Question

Find the gradient of each of these curves at the given point. Show your working. $$y=4^{x}$$ at $$(0,1)$$

Answer

**step1** Understanding the problem

The problem asks us to find the "gradient" of the curve defined by the equation $$y=4^x$$ at a specific point, which is $$(0,1)$$. The gradient of a curve at a particular point refers to its steepness or the slope of the tangent line to the curve at that exact point. This concept is typically explored in calculus.

**step2** Identifying the mathematical tool for finding the gradient of a curve

To find the exact gradient of a curve at a specific point, we use a mathematical operation called differentiation. Differentiation allows us to find the derivative of a function, which in turn provides a formula for the gradient (slope) of the curve at any given x-value.

**step3** Recalling the differentiation rule for exponential functions

The given function $$y=4^x$$ is an exponential function of the form $$y=a^x$$, where 'a' is a constant base (in this case, $$a=4$$). The general rule for finding the derivative of an exponential function $$y=a^x$$ is $$y' = a^x \ln(a)$$. Here, $$\ln(a)$$ represents the natural logarithm of 'a'.

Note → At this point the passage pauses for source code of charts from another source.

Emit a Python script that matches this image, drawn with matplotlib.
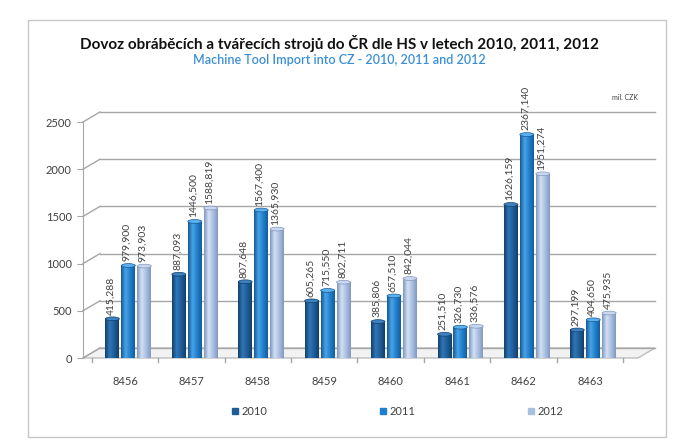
import numpy as np
import matplotlib
matplotlib.use("Agg")
import matplotlib.pyplot as plt
from matplotlib.patches import Rectangle, Ellipse, Polygon
from matplotlib.colors import LinearSegmentedColormap
from matplotlib.lines import Line2D

plt.rcParams['font.family'] = ['Lato', 'DejaVu Sans']

kategorie = ["8456", "8457", "8458", "8459", "8460", "8461", "8462", "8463"]
roky = ["2010", "2011", "2012"]
dovoz_2010 = [415.288, 887.093, 807.648, 605.265, 385.806, 251.510, 1626.159, 297.199]
dovoz_2011 = [979.900, 1446.500, 1567.400, 715.550, 657.510, 326.730, 2367.140, 404.650]
dovoz_2012 = [973.903, 1588.819, 1365.930, 802.711, 842.044, 336.576, 1951.274, 475.935]
osa_y = [0, 500, 1000, 1500, 2000, 2500]

serie = [dovoz_2010, dovoz_2011, dovoz_2012]
barvy = [
    ["#123f68", "#2f77b8", "#1f5d98", "#143f66"],
    ["#155a94", "#4aa3e6", "#1f7fcc", "#175e9a"],
    ["#7f97bd", "#d3e0f3", "#a9bfe2", "#8299be"],
]
vrsky = ["#3d82c2", "#5cb0ef", "#c9d8ef"]

fig = plt.figure(figsize=(6.78, 4.48), dpi=100)
fig.patch.set_facecolor("white")
fig.add_artist(Rectangle((28 / 678, 11 / 448), 638 / 678, 417 / 448,
                         transform=fig.transFigure, fill=False,
                         edgecolor="#c8c8c8", lw=1))

ax = fig.add_axes([83 / 678, 90 / 448, 572 / 678, 236 / 448])
x0, x1 = -0.633, 7.98
hx, hy = 0.256, 106  # hloubka 3D

# podlaha
ax.add_patch(Polygon([[x0, 0], [x1 - hx, 0], [x1, hy], [x0 + hx, hy]],
                     closed=True, facecolor="#f2f2f2", edgecolor="#bdbdbd",
                     lw=1, zorder=1, clip_on=False))
# mrizka
for v in osa_y:
    ax.plot([x0, x0 + hx], [v, v + hy], color="#a6a6a6", lw=1, zorder=1, clip_on=False)
    ax.plot([x0 + hx, x1], [v + hy, v + hy], color="#a6a6a6", lw=1, zorder=1, clip_on=False)

# znacky na podlaze
for i in range(len(kategorie) + 1):
    xt = i - 0.5
    ax.plot([xt, xt], [0, -45], color="#a6a6a6", lw=1, clip_on=False, zorder=1)

sirka = 0.21
posun = [-0.24, 0.0, 0.24]
for s, hodnoty in enumerate(serie):
    cmap = LinearSegmentedColormap.from_list("c%d" % s, barvy[s])
    grad = np.linspace(0, 1, 64).reshape(1, -1)
    for i, v in enumerate(hodnoty):
        xc = i + 0.05 + posun[s]
        ax.imshow(grad, extent=[xc - sirka / 2, xc + sirka / 2, 0, v],
                  aspect="auto", cmap=cmap, zorder=3, origin="lower")
        ax.add_patch(Ellipse((xc, v), sirka, 40, facecolor=vrsky[s],
                             edgecolor=barvy[s][0], lw=0.5, zorder=4))
        ax.text(xc - 0.02, v + 45, ("%.3f" % v).replace(".", ","),
                rotation=90, ha="center", va="bottom", fontsize=7.5,
                color="#404040", zorder=5, clip_on=False)

for i, k in enumerate(kategorie):
    ax.text(i, -245, k, ha="center", va="center", fontsize=8, color="#404040")

ax.set_xlim(x0, x1)
ax.set_ylim(0, 2500)
ax.set_xticks([])
ax.set_yticks(osa_y)
ax.set_yticklabels([str(v) for v in osa_y])
ax.tick_params(axis="y", length=4, color="#a6a6a6", labelsize=8,
               labelcolor="#404040", pad=4)
for sp in ["top", "right", "bottom"]:
    ax.spines[sp].set_visible(False)
ax.spines["left"].set_color("#a6a6a6")
ax.set_facecolor("none")

fig.text(0.5, 1 - 43 / 448, "Dovoz obráběcích a tvářecích strojů do ČR dle HS v letech 2010, 2011, 2012",
         ha="center", va="center", fontsize=11, fontweight="bold", color="#111111")
fig.text(0.5, 1 - 60 / 448, "Machine Tool Import into CZ - 2010, 2011 and 2012",
         ha="center", va="center", fontsize=9, fontweight="semibold", color="#3a8fd6")
fig.text(625 / 678, 1 - 97 / 448, "mil. CZK", ha="center", va="center",
         fontsize=5, color="#404040")

handles = [Line2D([], [], marker="s", ls="none", markersize=5,
                  markerfacecolor=barvy[s][2], markeredgecolor=barvy[s][2])
           for s in range(3)]
fig.legend(handles, roky, loc="center", bbox_to_anchor=(397 / 678, 37 / 448),
           ncol=3, frameon=False, fontsize=8, handletextpad=0.2,
           columnspacing=10, handlelength=0.8, labelcolor="#404040")

fig.savefig("out.png", dpi=100)
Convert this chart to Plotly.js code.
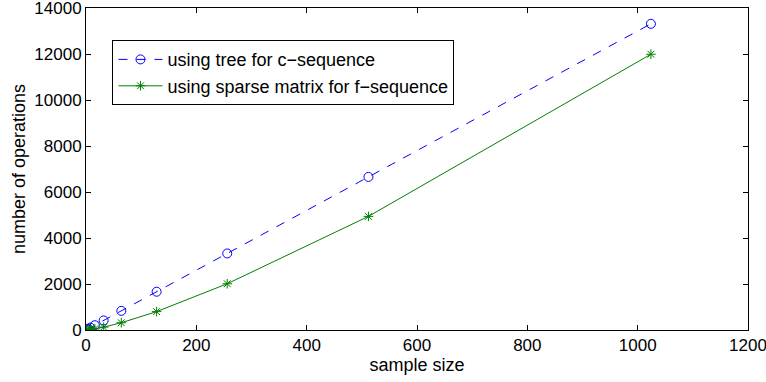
<!DOCTYPE html>
<html><head><meta charset="utf-8">
<script src="https://cdn.plot.ly/plotly-3.0.1.min.js"></script>
<style>body{margin:0;padding:0;background:#fff}</style>
</head><body>
<div id="chart" style="width:766px;height:382px"></div>
<script>
const sampleSize = [1, 2, 4, 8, 16, 32, 64, 128, 256, 512, 1024];
const treeOps = [13, 26, 52, 104, 208, 416, 832, 1664, 3328, 6656, 13312];
const sparseOps = [1, 3, 8, 20, 50, 125, 315, 800, 2010, 4940, 11990];
const seriesNames = ['using tree for c\u2212sequence', 'using sparse matrix for f\u2212sequence'];

const fam = 'Liberation Sans, Arial, sans-serif';
const tickFont = {family: fam, size: 17, color: '#000'};
const titleFont = {family: fam, size: 18, color: '#000'};
const traces = [
  {x: sampleSize, y: treeOps, name: seriesNames[0], mode: 'lines+markers', legendgroup: 'a',
   line: {color: '#0000ff', width: 1, dash: 'dash'},
   marker: {symbol: 'circle-open', size: 9, color: '#0000ff', line: {width: 1, color: '#0000ff'}}},
  {x: sampleSize, y: sparseOps, name: seriesNames[1], mode: 'lines+markers', legendgroup: 'b',
   line: {color: '#008000', width: 1},
   marker: {symbol: 'asterisk-open', size: 8, color: '#008000', line: {width: 1, color: '#008000'}}}
];
const axisCommon = {showgrid: false, zeroline: false, showline: true, linecolor: '#000', linewidth: 1,
  mirror: 'ticks', ticks: 'inside', ticklen: 5, tickcolor: '#000', tickfont: tickFont,
  exponentformat: 'none', separatethousands: false, tickformat: 'd', ticklabeloverflow: 'allow'};
const layout = {
  width: 766, height: 382,
  margin: {l: 86, r: 18, t: 8, b: 52},
  paper_bgcolor: '#fff', plot_bgcolor: '#fff',
  font: titleFont,
  showlegend: true,
  legend: {x: 0.04, y: 0.9, xanchor: 'left', yanchor: 'top', bordercolor: '#000', borderwidth: 1,
    bgcolor: '#fff', font: titleFont, tracegroupgap: 9, traceorder: 'normal', itemwidth: 44},
  xaxis: Object.assign({}, axisCommon, {range: [0, 1200], tickvals: [0,200,400,600,800,1000,1200],
    title: {text: 'sample size', font: titleFont, standoff: 0}}),
  yaxis: Object.assign({}, axisCommon, {range: [0, 14000], tickvals: [0,2000,4000,6000,8000,10000,12000,14000],
    title: {text: 'number of operations', font: titleFont, standoff: 4}})
};
Plotly.newPlot('chart', traces, layout, {displayModeBar: false, staticPlot: true});
</script>
</body></html>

**step4** Applying the rule to the given function

Using the rule from the previous step, for our function $$y=4^x$$, where $$a=4$$, the derivative (which gives us the gradient function) is:
$$y' = 4^x \ln(4)$$

**step5** Evaluating the gradient at the specified point

We need to find the gradient at the point $$(0,1)$$. This means we need to substitute the x-coordinate of this point, which is $$x=0$$, into our gradient function $$y' = 4^x \ln(4)$$.
Substituting $$x=0$$ into the derivative:
$$y'(0) = 4^0 \ln(4)$$

**step6** Simplifying the expression to find the final gradient

Any non-zero number raised to the power of $$0$$ is equal to $$1$$. Therefore, $$4^0 = 1$$.
Now, substitute this value back into the expression for the gradient:
$$y'(0) = 1 \cdot \ln(4)$$
$$y'(0) = \ln(4)$$
So, the gradient of the curve $$y=4^x$$ at the point $$(0,1)$$ is $$\ln(4)$$.